While many, including those in these pages, have argued that students should take more responsibility for their extracurricular expenses (“Bring back the bake sale,” April 17), the undergrads I know have asked me for contributions in order to rent off-campus space for discussions of politics and philosophy. It turns out that paying landlords for space is easier than persuading Yale to make it available for student use.

When I hosted prefrosh or sit down for alumni interviews, I used to single out Yale’s generosity toward student groups as the trait that best distinguished it from its academic peers. I can admit that Harvard also has intelligent, interesting undergraduates, but Yale did more to let students make the best use of each other.

Yale’s generous funding is the reason I was able to craft my own sword, using the materials bought for the Freestyle Dueling Association, or co-direct a production of Iolanthe my senior year, with the modest sets and costumes covered by Sudler funding. The easy accessibility of Yale’s funding and support made it easy to turn an idle conversation into a fully realized event (and to learn a little bit about how hard it is to turn theory into practice along the way).

One of the student organizations I joined as an undergrad, Point, could be a poster child for Yale’s previous profligate approach to extracurriculars — and the way that the investment can pay off. Point was yet another literary magazine, which, like most of them, died after my friends and I graduated. But, while it lived, Yale subsidized our printing costs (the tea and cookies, to my recollection, we bought or baked ourselves).

I got more out of that intimate, friendly editing circle than I ever did from a writing tutor (or the writing seminars I wouldn’t have won admission to). I got to observe other pieces being edited and brought in some not-for-class writing that I never would have troubled Yale’s official resources with.
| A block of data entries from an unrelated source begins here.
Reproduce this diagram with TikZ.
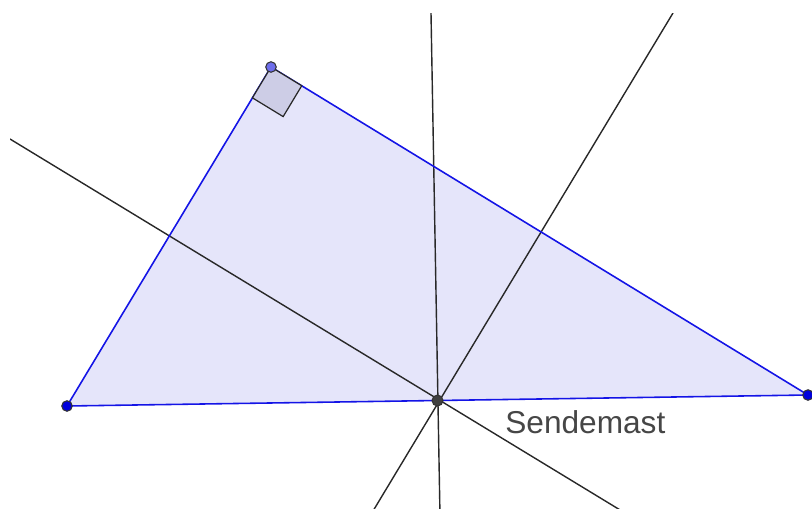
\documentclass[tikz,border=0pt]{standalone}
\usepackage{fontspec}
\setsansfont{Liberation Sans}
\usetikzlibrary{calc}
\definecolor{fillblue}{RGB}{229,229,250}
\definecolor{edgeblue}{RGB}{20,20,230}
\definecolor{ptblue}{RGB}{0,0,220}
\definecolor{ptlight}{RGB}{110,110,235}
\definecolor{linegray}{RGB}{40,40,40}
\definecolor{textgray}{RGB}{70,70,70}
\definecolor{anglefill}{RGB}{205,205,230}

\tikzset{
  bisector/.style={linegray,line width=.8pt},
  side/.style={edgeblue,line width=.9pt},
  vertexpt/.style={circle,draw=black!80,line width=.6pt,inner sep=0pt,minimum size=.21cm}
}

\begin{document}
\begin{tikzpicture}[x=.02cm,y=-.02cm]
  \useasboundingbox (0,0) rectangle (812,508);
  % triangle corners and the mast
  \coordinate (A) at (67,406);
  \coordinate (B) at (271,67);
  \coordinate (C) at (808,395);
  \coordinate (M) at ($(A)!.5!(C)$);
  % ends of the bisectors
  \coordinate (ab1) at (10,139);  \coordinate (ab2) at (630,516);
  \coordinate (bc1) at (673,13);  \coordinate (bc2) at (370,516);
  \coordinate (ac1) at (431,13);  \coordinate (ac2) at (440,516);

  \fill[fillblue] (A) -- (B) -- (C) -- cycle;
  \begin{scope}
    \clip (10,13) rectangle (812,508);
    \draw[bisector] (ab1) -- (ab2);
    \draw[bisector] (bc1) -- (bc2);
    \draw[bisector] (ac1) -- (ac2);
  \end{scope}
  \draw[side] (A) -- (B) -- (C) -- cycle;

  % right angle at B
  \coordinate (ra1) at ($(B)!.72cm!(A)$);
  \coordinate (ra2) at ($(B)!.72cm!(C)$);
  \draw[fill=anglefill,draw=linegray,line width=.7pt] (B) -- (ra1) -- ($(ra1)+(ra2)-(B)$) -- (ra2) -- cycle;

  \node[vertexpt,fill=ptblue] (ptA) at (A) {};
  \node[vertexpt,fill=ptlight] (ptB) at (B) {};
  \node[vertexpt,fill=ptblue] (ptC) at (C) {};
  \node[vertexpt,fill=black!75,minimum size=.22cm] (mast) at (M) {};
  \node[anchor=base west,inner sep=0pt,text=textgray,font=\sffamily\fontsize{18}{20}\selectfont] (mastlabel) at (505,433) {Sendemast};
\end{tikzpicture}
\end{document}
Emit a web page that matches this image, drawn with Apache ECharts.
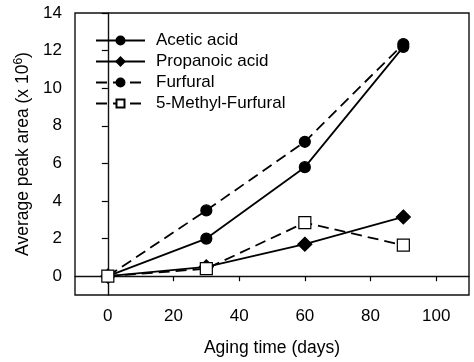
<!DOCTYPE html>
<html><head><meta charset="utf-8">
<script src="https://cdn.jsdelivr.net/npm/echarts@6/dist/echarts.min.js"></script>
<style>html,body{margin:0;padding:0;background:#fff}#c{width:474px;height:362px}</style>
</head><body><div id="c"></div>
<script>
const days = [0, 30, 60, 90];
const aceticAcid = [0, 2.0, 5.8, 12.2];
const propanoicAcid = [0, 0.5, 1.7, 3.15];
const furfural = [0, 3.5, 7.15, 12.35];
const methylFurfural = [0, 0.4, 2.85, 1.65];
const xTicks = [0, 20, 40, 60, 80, 100];
const yTicks = [0, 2, 4, 6, 8, 10, 12, 14];
const names = ['Acetic acid', 'Propanoic acid', 'Furfural', '5-Methyl-Furfural'];

const pair = ys => days.map((d, i) => [d, ys[i]]);
const font = 'Liberation Sans, Arial, sans-serif';
const chart = echarts.init(document.getElementById('c'));
function mk(name, ys, type, symbol, size, fill) {
  return {
    name, type: 'line', data: pair(ys), symbol, symbolSize: size,
    lineStyle: { color: '#000', width: 1.8, type: type === 'dashed' ? [11, 6] : 'solid' },
    itemStyle: { color: fill, borderColor: '#000', borderWidth: 1.2 },
    emphasis: { disabled: true }, animation: false, z: fill === '#fff' ? 3 : 2
  };
}
chart.setOption({
  animation: false,
  grid: { left: 75, right: 5, top: 13, bottom: 67, show: true, borderColor: '#111', borderWidth: 1.4 },
  legend: {
    orient: 'vertical', left: 90, top: 27, padding: 5, itemWidth: 49, itemHeight: 10, itemGap: 4,
    data: names,
    textStyle: { fontFamily: font, fontSize: 17, color: '#000', padding: [0, 0, 0, 6] }
  },
  xAxis: {
    type: 'value', min: -10, max: 110,
    name: 'Aging time (days)', nameLocation: 'middle', nameGap: 44,
    nameTextStyle: { fontFamily: font, fontSize: 17.5, color: '#000' },
    axisLine: { lineStyle: { color: '#111', width: 1.4 } },
    axisTick: { show: true, length: 5, inside: false, lineStyle: { color: '#000', width: 1.2 }, customValues: xTicks },
    axisLabel: { fontFamily: font, fontSize: 17, color: '#000', margin: 13, customValues: xTicks },
    splitLine: { show: false }
  },
  yAxis: {
    type: 'value', min: -1, max: 14,
    name: 'Average peak area (x 10{sup|6})', nameLocation: 'middle', nameGap: 40,
    nameTextStyle: { fontFamily: font, fontSize: 17.5, color: '#000',
      rich: { sup: { fontFamily: font, fontSize: 12, color: '#000', verticalAlign: 'top', padding: [0, 0, 10, 0] } } },
    axisLine: { lineStyle: { color: '#111', width: 1.4 } },
    axisTick: { show: true, length: 6, inside: false, lineStyle: { color: '#000', width: 1.2 }, customValues: yTicks },
    axisLabel: { fontFamily: font, fontSize: 17, color: '#000', margin: 13, customValues: yTicks },
    splitLine: { show: false }
  },
  series: [
    mk(names[0], aceticAcid, 'solid', 'circle', 11, '#000'),
    mk(names[1], propanoicAcid, 'solid', 'diamond', 14, '#000'),
    mk(names[2], furfural, 'dashed', 'circle', 11, '#000'),
    mk(names[3], methylFurfural, 'dashed', 'rect', 12, '#fff')
  ]
});
</script></body></html>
But Yale has been using financial and logistical pressure to put the squeeze on student groups. The extracurricular groups I belonged to, which form the ties that draw me back to campus, are having a harder time getting material support, from funds to access to Yale’s rooms and resources. College common rooms become unbookable, ostensibly to keep them free for everyone’s use, with no alternate spaces provided. While I was an undergraduate, Commons dining hall stopped its dinner service, leaving some of my clubs without a place to eat together. Our large groups were scolded when we tried to claim tables in the residential college dining halls.
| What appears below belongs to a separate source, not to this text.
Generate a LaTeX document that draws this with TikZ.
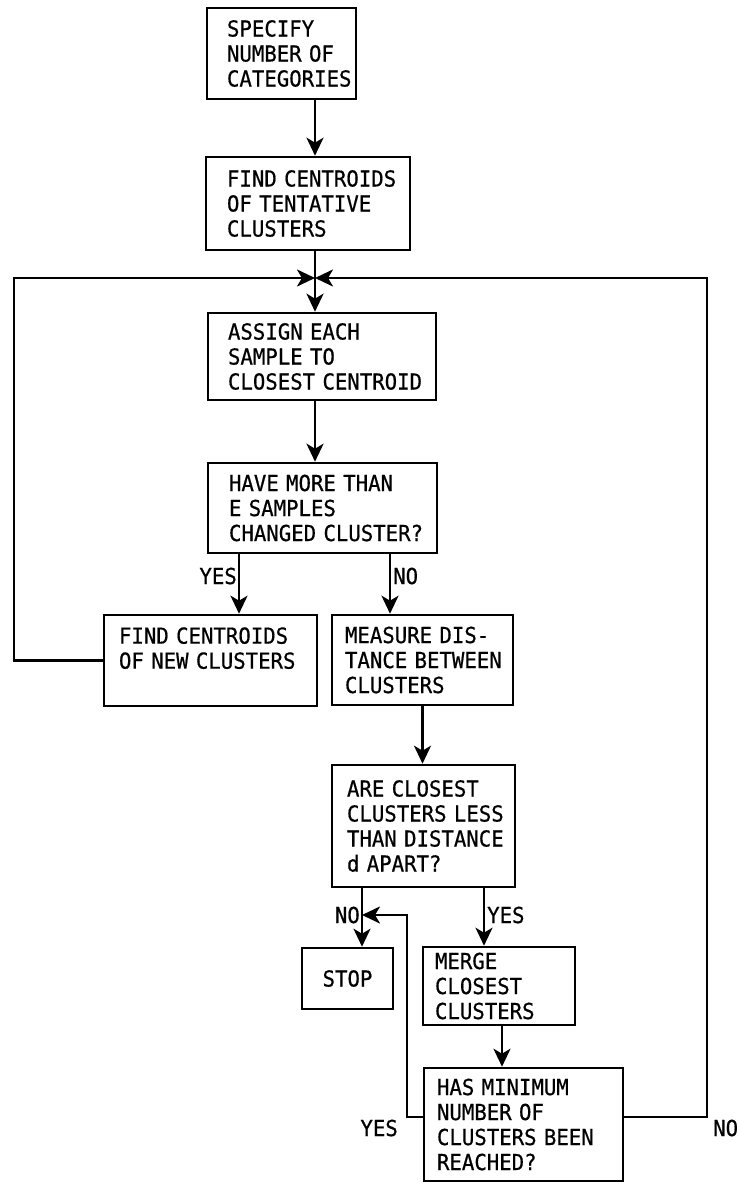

I don’t doubt that Yale still spends an enormous amount of money on undergraduate life, but that money does less good when it’s channeled into generic activities, run through the residential colleges. A college study break, however delicious, does less to bring students together than many small pizza events thrown by specialized groups like the Objectivist Study Group at Yale or the Save the World Club’s “Pizza and West Wing” on Bulldog Days.
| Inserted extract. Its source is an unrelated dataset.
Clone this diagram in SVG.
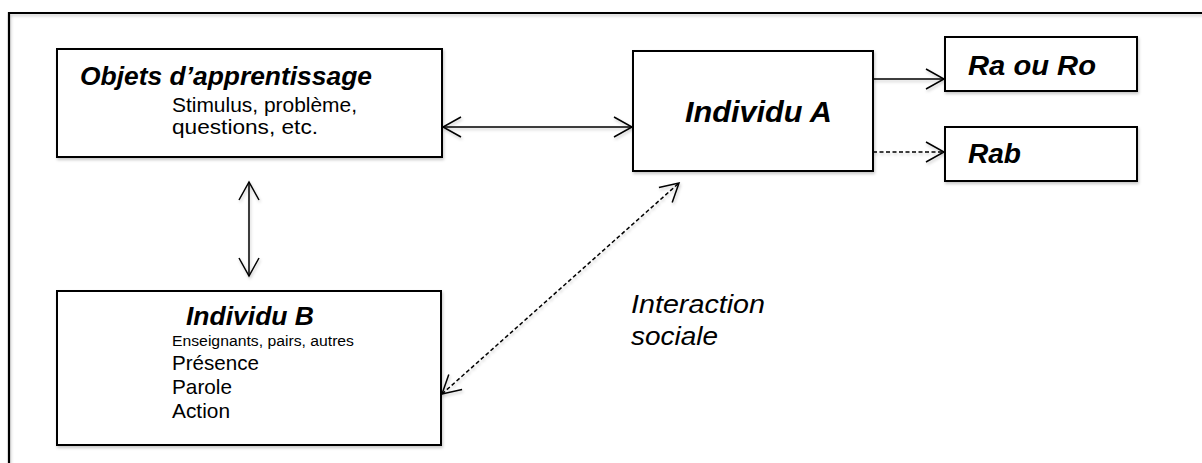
<svg xmlns="http://www.w3.org/2000/svg" width="1202" height="463" viewBox="0 0 1202 463">
  <style>
    .box { fill: #ffffff; stroke: #000000; stroke-width: 2; }
    .frame { fill: none; stroke: #000000; stroke-width: 2.2; }
    .conn { fill: none; stroke: #000000; stroke-width: 1.5; }
    .dash { stroke-dasharray: 4 2.5; }
    .title { font-family: "Liberation Sans", Arial, sans-serif; font-weight: bold; font-style: italic; fill: #000000; }
    .body { font-family: "Liberation Sans", Arial, sans-serif; fill: #000000; }
    .label { font-family: "Liberation Sans", Arial, sans-serif; font-style: italic; fill: #000000; }
  </style>
  <defs>
    <filter id="soft" x="-5%" y="-20%" width="110%" height="140%">
      <feDropShadow dx="1" dy="2" stdDeviation="1.5" flood-color="#000000" flood-opacity="0.22"/>
    </filter>
    <marker id="vee" markerUnits="userSpaceOnUse" viewBox="-20 -12 22 24" refX="0" refY="0"
            markerWidth="22" markerHeight="24" orient="auto-start-reverse" overflow="visible">
      <path d="M-18,-10 L0,0 L-18,10" fill="none" stroke="#000000" stroke-width="1.5" stroke-dasharray="none"/>
    </marker>
  </defs>

  <rect width="1202" height="463" fill="#ffffff"/>

  <!-- outer frame: top and left edges only -->
  <path class="frame" d="M9,463 L9,13 L1204,13" filter="url(#soft)"/>

  <!-- connectors -->
  <g id="connectors" filter="url(#soft)">
    <line class="conn" x1="443" y1="127" x2="632" y2="127" marker-start="url(#vee)" marker-end="url(#vee)"/>
    <line class="conn" x1="249" y1="182" x2="249" y2="276" marker-start="url(#vee)" marker-end="url(#vee)"/>
    <line class="conn" x1="873" y1="79" x2="944" y2="79" marker-end="url(#vee)"/>
    <line class="conn dash" x1="873" y1="152" x2="944" y2="152" marker-end="url(#vee)"/>
    <line class="conn dash" x1="442" y1="394" x2="679" y2="183" marker-start="url(#vee)" marker-end="url(#vee)"/>
  </g>

  <g id="objets">
    <rect class="box" x="57" y="49" width="385" height="108" filter="url(#soft)"/>
    <text class="title" x="80" y="85" font-size="26" textLength="292" lengthAdjust="spacingAndGlyphs">Objets d’apprentissage</text>
    <text class="body" x="172" y="112" font-size="21" textLength="185" lengthAdjust="spacingAndGlyphs">Stimulus, problème,</text>
    <text class="body" x="172" y="134" font-size="21" textLength="146" lengthAdjust="spacingAndGlyphs">questions, etc.</text>
  </g>

  <g id="individu-a">
    <rect class="box" x="633" y="51" width="240" height="120" filter="url(#soft)"/>
    <text class="title" x="685" y="122" font-size="29" textLength="147" lengthAdjust="spacingAndGlyphs">Individu A</text>
  </g>

  <g id="ra-ou-ro">
    <rect class="box" x="945" y="37" width="192" height="54" filter="url(#soft)"/>
    <text class="title" x="968" y="75" font-size="27" textLength="128" lengthAdjust="spacingAndGlyphs">Ra ou Ro</text>
  </g>

  <g id="rab">
    <rect class="box" x="945" y="127" width="192" height="54" filter="url(#soft)"/>
    <text class="title" x="968" y="163" font-size="27" textLength="53" lengthAdjust="spacingAndGlyphs">Rab</text>
  </g>

  <g id="individu-b">
    <rect class="box" x="57" y="291" width="384" height="154" filter="url(#soft)"/>
    <text class="title" x="186" y="325" font-size="26" textLength="128" lengthAdjust="spacingAndGlyphs">Individu B</text>
    <text class="body" x="172" y="346" font-size="15.5" textLength="182" lengthAdjust="spacingAndGlyphs">Enseignants, pairs, autres</text>
    <text class="body" x="172" y="370" font-size="21" textLength="87" lengthAdjust="spacingAndGlyphs">Présence</text>
    <text class="body" x="172" y="394" font-size="21" textLength="60" lengthAdjust="spacingAndGlyphs">Parole</text>
    <text class="body" x="172" y="418" font-size="21" textLength="58" lengthAdjust="spacingAndGlyphs">Action</text>
  </g>

  <g id="interaction-label">
    <text class="label" x="631" y="313" font-size="26" textLength="134" lengthAdjust="spacingAndGlyphs">Interaction</text>
    <text class="label" x="631" y="345" font-size="26" textLength="87" lengthAdjust="spacingAndGlyphs">sociale</text>
  </g>
</svg>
Yale’s student funding works best according to a model of subsidiarity, where money and rooms are preferentially allocated to the smallest and most decentralized recipients possible, since they’ll have the best understanding of their own needs. This will certainly produce more “waste” but I prefer to think of it as overhead costs. In order to let small, particular, and peculiar groups flourish, I’ll spend some money on groups that do nothing or fall apart after a semester or so. That seems like more profitable waste than bureaucratic support for college-wide events that remain predictably bland.

Leah Libresco is a 2011 graduate of Jonathan Edwards College and a former staff columnist for the News .

A previous version of this article incorrectly identified the club that has hosted a “Pizza and West Wing” study break.